(What the task asks)
Do not include the pictures; repeat the rest of the data exactly.

(Information provided)
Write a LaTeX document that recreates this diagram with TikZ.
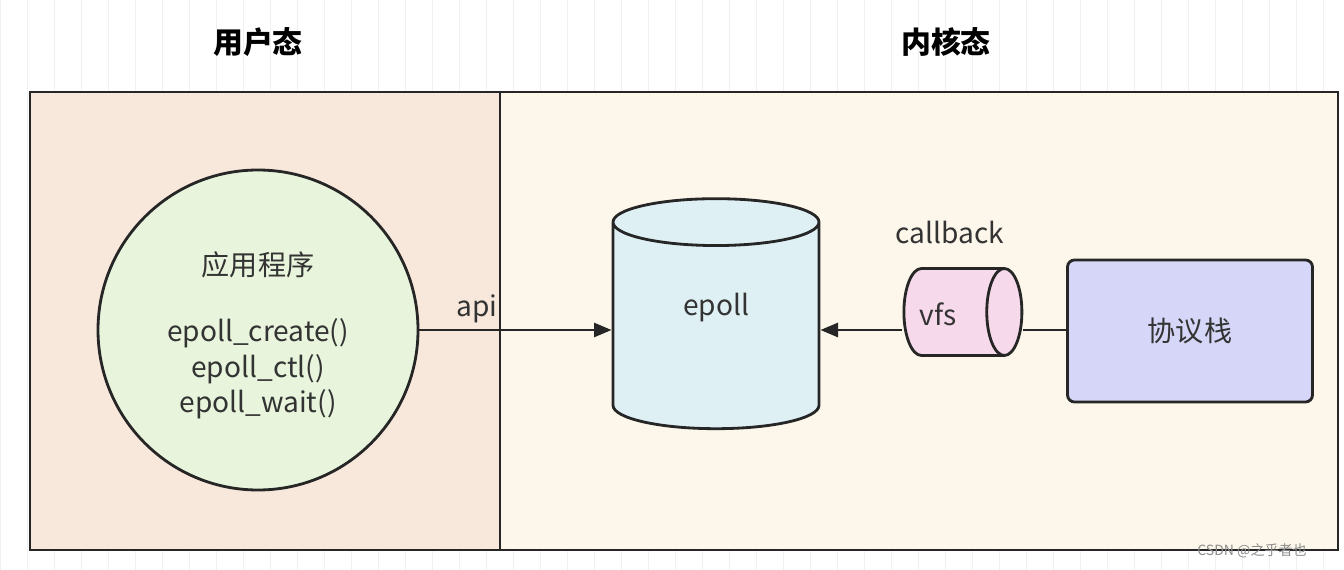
\documentclass[tikz,border=0pt]{standalone}
\usepackage{fontspec}
\setmainfont{Noto Sans CJK SC}
\usetikzlibrary{shapes.geometric,arrows.meta}
\definecolor{userbg}{HTML}{F8E8DC}
\definecolor{kernbg}{HTML}{FCF7EA}
\definecolor{appfill}{HTML}{E8F5DC}
\definecolor{epfill}{HTML}{DFF0F5}
\definecolor{vfsfill}{HTML}{F6D9EA}
\definecolor{stackfill}{HTML}{D6D6F8}
\tikzset{
  panel/.style = {draw=black!85, line width=1.6pt},
  title/.style = {font=\fontsize{17}{20}\selectfont\bfseries},
  body/.style = {font=\fontsize{16}{20}\selectfont, text=black!80},
  line/.style = {draw=black!85, line width=1.5pt, -{Triangle[length=10pt,width=8pt]}},
}
\begin{document}
\begin{tikzpicture}[x=0.02cm,y=-0.02cm]
  \useasboundingbox (0,0) rectangle (1344,570);
  \fill[white] (0,0) rectangle (1344,570);
  \draw[black!6] (0,0) grid[step=27] (1344,570);
  % panels
  \node [title] (user_title) at (258,42) {用户态};
  \node [title] (kern_title) at (946,42) {内核态};
  \filldraw[panel, fill=userbg] (30,92) rectangle (500,550);
  \filldraw[panel, fill=kernbg] (500,92) rectangle (1338,550);
  % user side
  \node [circle, draw=black!85, line width=1.6pt, fill=appfill, minimum size=320*0.02cm] (app) at (258,330) {};
  \node [body, align=center] (app_text) at (258,335) {应用程序\\[18pt]epoll\_create()\\epoll\_ctl()\\epoll\_wait()};
  % kernel side
  \node [cylinder, shape border rotate=90, draw=black!85, line width=1.6pt, fill=epfill,
         minimum width=206*0.02cm, minimum height=230*0.02cm, aspect=4] (epoll) at (716,330) {};
  \node [body] (epoll_text) at (716,308) {epoll};
  \node [cylinder, draw=black!85, line width=1.6pt, fill=vfsfill,
         minimum width=87*0.02cm, minimum height=118*0.02cm, aspect=3] (vfs) at (949,312) {};
  \node [body] (vfs_text) at (938,314) {vfs};
  \node [body] (callback) at (950,232) {callback};
  \node [draw=black!85, line width=1.6pt, fill=stackfill, rounded corners=4pt,
         minimum width=245*0.02cm, minimum height=142*0.02cm] (stack) at (1190,331) {};
  \node [body] (stack_text) at (1190,331) {协议栈};
  % connectors
  \path [line] (app.east) -- node[body, above, pos=0.3] {api} (epoll.west |- app.east);
  \draw [draw=black!85, line width=1.5pt] (stack.west |- 0,330) -- (vfs.east |- 0,330);
  \path [line] (vfs.west |- 0,330) -- (epoll.east |- 0,330);
  \node [text=black!45, font=\fontsize{8}{9}\selectfont] (mark) at (1252,551) {CSDN @之乎者也};
\end{tikzpicture}
\end{document}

(Result of the task)
Write a LaTeX document that recreates this diagram with TikZ.
\documentclass[tikz,border=0pt]{standalone}
\usepackage{fontspec}
\setmainfont{Noto Sans CJK SC}
\usetikzlibrary{shapes.geometric,arrows.meta}
\definecolor{userbg}{HTML}{F8E8DC}
\definecolor{kernbg}{HTML}{FCF7EA}
\definecolor{appfill}{HTML}{E8F5DC}
\definecolor{epfill}{HTML}{DFF0F5}
\definecolor{vfsfill}{HTML}{F6D9EA}
\definecolor{stackfill}{HTML}{D6D6F8}
\tikzset{
  panel/.style = {draw=black!85, line width=1.6pt},
  title/.style = {font=\fontsize{17}{20}\selectfont\bfseries},
  body/.style = {font=\fontsize{16}{20}\selectfont, text=black!80},
  line/.style = {draw=black!85, line width=1.5pt, -{Triangle[length=10pt,width=8pt]}},
}
\begin{document}
\begin{tikzpicture}[x=0.02cm,y=-0.02cm]
  \useasboundingbox (0,0) rectangle (1344,570);
  \fill[white] (0,0) rectangle (1344,570);
  \draw[black!6] (0,0) grid[step=27] (1344,570);
  % panels
  \node [title] (user_title) at (258,42) {用户态};
  \node [title] (kern_title) at (946,42) {内核态};
  \filldraw[panel, fill=userbg] (30,92) rectangle (500,550);
  \filldraw[panel, fill=kernbg] (500,92) rectangle (1338,550);
  % user side
  \node [circle, draw=black!85, line width=1.6pt, fill=appfill, minimum size=320*0.02cm] (app) at (258,330) {};
  \node [body, align=center] (app_text) at (258,335) {应用程序\\[18pt]epoll\_create()\\epoll\_ctl()\\epoll\_wait()};
  % kernel side
  \node [cylinder, shape border rotate=90, draw=black!85, line width=1.6pt, fill=epfill,
         minimum width=206*0.02cm, minimum height=230*0.02cm, aspect=4] (epoll) at (716,330) {};
  \node [body] (epoll_text) at (716,308) {epoll};
  \node [cylinder, draw=black!85, line width=1.6pt, fill=vfsfill,
         minimum width=87*0.02cm, minimum height=118*0.02cm, aspect=3] (vfs) at (949,312) {};
  \node [body] (vfs_text) at (938,314) {vfs};
  \node [body] (callback) at (950,232) {callback};
  \node [draw=black!85, line width=1.6pt, fill=stackfill, rounded corners=4pt,
         minimum width=245*0.02cm, minimum height=142*0.02cm] (stack) at (1190,331) {};
  \node [body] (stack_text) at (1190,331) {协议栈};
  % connectors
  \path [line] (app.east) -- node[body, above, pos=0.3] {api} (epoll.west |- app.east);
  \draw [draw=black!85, line width=1.5pt] (stack.west |- 0,330) -- (vfs.east |- 0,330);
  \path [line] (vfs.west |- 0,330) -- (epoll.east |- 0,330);
  \node [text=black!45, font=\fontsize{8}{9}\selectfont] (mark) at (1252,551) {CSDN @之乎者也};
\end{tikzpicture}
\end{document}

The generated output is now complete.